Advanced Tips for Maximizing Mortgage Tax Credits
- Pair MCCs with Buydowns: Temporary rate buydowns can front-load interest payments. Plugging a 2/1 buydown structure into the calculator helps gauge how much extra credit you might harvest during the initial years.
- Coordinate With Withholding: Because MCC credits reduce tax liability, many homeowners adjust payroll withholding to capture monthly cash flow immediately. The calculator’s monthly savings figure provides a benchmark for those adjustments.
- Monitor Recapture Risk: IRS recapture tax hinges on income growth, sale price, and holding period. Cross-referencing annual savings with potential recapture helps determine whether paying recapture is still worthwhile if you sell early.
- Model Refinance Timing: Refinancing generally cancels the MCC unless the new loan is reissued. Run the calculator assuming both the current and refinanced loans to ensure the interest savings outweigh the loss of the credit.
Common Mistakes When Estimating MCC Benefits
One frequent error is ignoring the $2,000 cap, especially when MCC percentages exceed 20%. Another mistake is double-counting savings by deducting the full mortgage interest in addition to taking the credit. Our calculator enforces the rule mechanically, but you should also review your actual tax filing to avoid discrepancies. Some buyers also forget to include property tax, which can push itemized deductions over the standard deduction threshold. Lastly, not all lenders recognize the entire MCC for qualifying income; compare their underwriting treatment with your calculator results to align expectations.

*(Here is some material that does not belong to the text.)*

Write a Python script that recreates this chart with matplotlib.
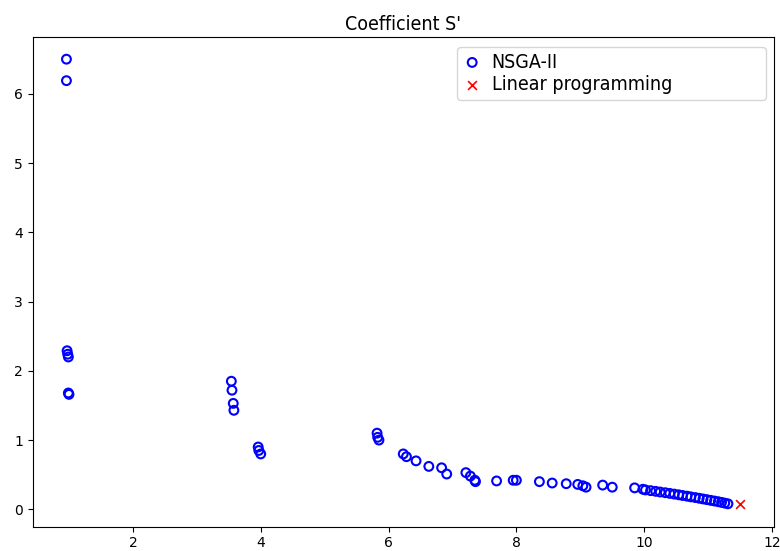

Policy Landscape and Future Outlook
Mortgage credit certificate authority is allocated annually under the private activity bond cap for each state. In 2023, the IRS set the base allocation at $120 per capita with an $358 million small-state minimum. Many states convert unused bond cap into MCC authority to shore up affordability. If interest rates remain elevated, policymakers may expand MCC coverage or increase purchase price limits to help entry-level buyers. Keeping an eye on legislative updates from your state housing agency is essential; any enhancements should be reflected in the calculator inputs so you can model the impact instantly.
Integrating MCCs With Broader Financial Planning
The MCC is only one component of the homeowner tax landscape. Combine it with energy efficiency credits, eligible points, and property tax exemptions to craft a holistic plan. Suppose you add a solar credit worth $4,000 in the same year; the MCC calculator’s total savings output helps you approximate how much cumulative tax relief you’ll enjoy. Likewise, if your household is near the alternative minimum tax threshold, coordinate with a tax professional to ensure that credits and deductions interact properly. Long-term, tracking annual MCC savings can inform decisions to accelerate principal, refinance, or deploy extra cash toward retirement assets once the credit’s marginal value declines.
Ultimately, the mortgage tax credit calculator serves as a dynamic decision-support tool. Because housing markets, tax codes, and MCC program terms evolve, revisit the calculator annually or whenever you contemplate a new loan. Feeding it with updated rates from reliable sources like Federal Reserve economic projections ensures your assumptions stay realistic. By quantifying both the credit and deduction effects, you’ll have the clarity needed to negotiate with lenders, plan cash flows, and seize policy advantages reserved for informed buyers.